In a 20 liter flask, 60 liters of $ {{\text{N}}_{\text{2}}} $ at $ 760{\text{ mm}} $ , 32 liters of $ {{\text{H}}_{\text{2}}} $ at $ 740{\text{ mm}} $ are mixed. The total pressure of the mixture at the same temperature is:
(A) 3740 mm
(B) 1120 mm
(C) 2442 mm
(D) 3464 mm

Answer 1

Hint: To answer this question, you must recall the ideal gas equation and the kinetic molecular gas theory. The ideal gas equation gives a relation between the properties that define any gas, namely, pressure exerted by the gas, volume occupied by the gas, number of moles of the gas and the temperature at which the system is maintained.

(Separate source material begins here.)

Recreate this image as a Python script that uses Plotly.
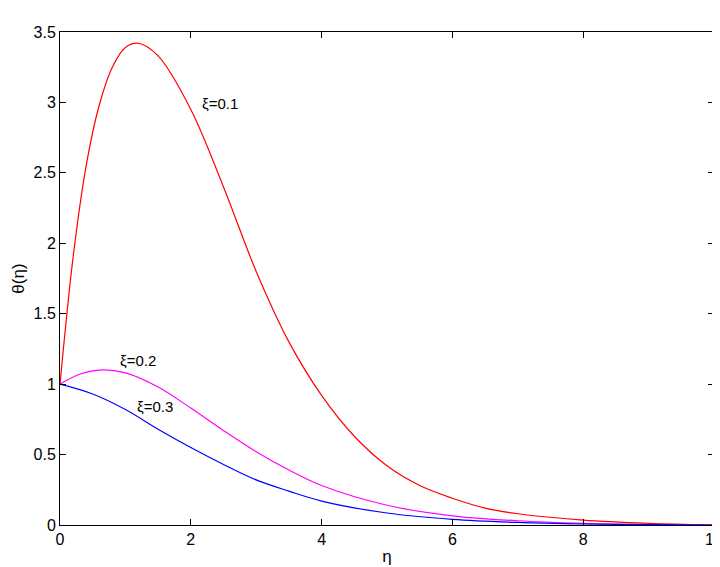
import plotly.graph_objects as go

eta_red = [0,0.2,0.4,0.6,0.8,1.0,1.2,1.5,2,2.5,3,3.5,4,4.5,5,5.5,6,6.5,7,8,9,10]
theta_red = [1,1.9,2.55,2.98,3.25,3.39,3.42,3.33,2.95,2.4,1.8,1.3,0.92,0.63,0.42,0.28,0.19,0.12,0.08,0.035,0.012,0]
eta_mag = [0,0.3,0.6,1,1.5,2,2.5,3,3.5,4,5,6,7,8,9,10]
theta_mag = [1,1.07,1.1,1.08,0.98,0.83,0.67,0.52,0.39,0.28,0.14,0.065,0.03,0.012,0.004,0]
eta_blue = [0,0.5,1,1.5,2,2.5,3,3.5,4,5,6,7,8,9,10]
theta_blue = [1,0.93,0.82,0.68,0.55,0.43,0.32,0.24,0.17,0.085,0.04,0.018,0.007,0.002,0]
labels = ["ξ=0.1","ξ=0.2","ξ=0.3"]
label_x = [2.45,1.2,1.45]
label_y = [2.99,1.17,0.84]

fig = go.Figure()
for x,y,c in [(eta_red,theta_red,"#ff0000"),(eta_mag,theta_mag,"#ff00ff"),(eta_blue,theta_blue,"#0000ff")]:
    fig.add_trace(go.Scatter(x=x,y=y,mode="lines",line=dict(color=c,width=1.2,shape="spline",smoothing=1.0),showlegend=False))
for t,x,y in zip(labels,label_x,label_y):
    fig.add_annotation(x=x,y=y,text=t,showarrow=False,font=dict(size=15,color="black"))
ax = dict(showgrid=False,zeroline=False,showline=True,mirror="ticks",linecolor="black",ticks="inside",ticklen=6,tickcolor="black",tickfont=dict(size=16,color="black"))
fig.update_xaxes(range=[0,10],dtick=2,title=dict(text="η",font=dict(size=17),standoff=2),**ax)
fig.update_yaxes(range=[0,3.5],dtick=0.5,title=dict(text="θ(η)",font=dict(size=17),standoff=4),**ax)
fig.update_layout(width=720,height=567,margin=dict(l=52,r=14,t=24,b=50,autoexpand=False),plot_bgcolor="white",paper_bgcolor="white",font=dict(family="Liberation Sans",color="black"))
fig.write_html("out.html")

Formula used: Ideal Gas equation: $ {\text{PV}} = {\text{nRT}} $
Where, $ {\text{P}} $ denotes the pressure exerted by the gas on the walls of the container
 $ {\text{V}} $ denotes the volume occupied by the gas or the volume of the given container containing the gas
 $ {\text{n}} $ denotes the number of moles of the gas
And, $ {\text{T}} $ denotes the temperature of the gas.

Complete step by step solution
In the given question, we have two different gases, kept at different temperature and pressure conditions. When mixed together, the pressure and the volume of the gases will change. However, the number of moles of the individual gases would remain same. Thus, using the ideal gas equation, we can find the initial and final moles of the gases.
We know that, $ {\text{PV}} = {\text{nRT}} $
We can write the equation as $ {\text{n}} = \dfrac{{{\text{PV}}}}{{{\text{RT}}}} $
So, the number of moles of nitrogen gas in initial conditions $ = {{\text{n}}_{{{\text{N}}_{\text{2}}}}} = \dfrac{{{\text{PV}}}}{{{\text{RT}}}} = \dfrac{{{\text{760 \times 60}}}}{{{\text{RT}}}} = \dfrac{{45600}}{{{\text{RT}}}} $
The number of moles of hydrogen gas in initial conditions $ = {{\text{n}}_{{{\text{H}}_2}}} = \dfrac{{740 \times 32}}{{{\text{RT}}}} = \dfrac{{23680}}{{{\text{RT}}}} $
Thus, the number of moles in the mixture are $ = \dfrac{{69280}}{{{\text{RT}}}} $
Now, we can find the pressure of the mixture using the Ideal gas Equation as $ {\text{P}} = \dfrac{{{\text{nRT}}}}{{\text{V}}} = \dfrac{{69280}}{{{\text{RT}}}} \times \dfrac{{{\text{RT}}}}{{20}} = 3464{\text{ mm}} $
The correct answer is D.

Note
The ideal gas equation does not apply to real gases. A real gas shows ideal behaviour at low pressure and high temperature conditions. The real gas equation is a modified version of the ideal gas equation that takes into consideration the factors that were ignored by the ideal gas law.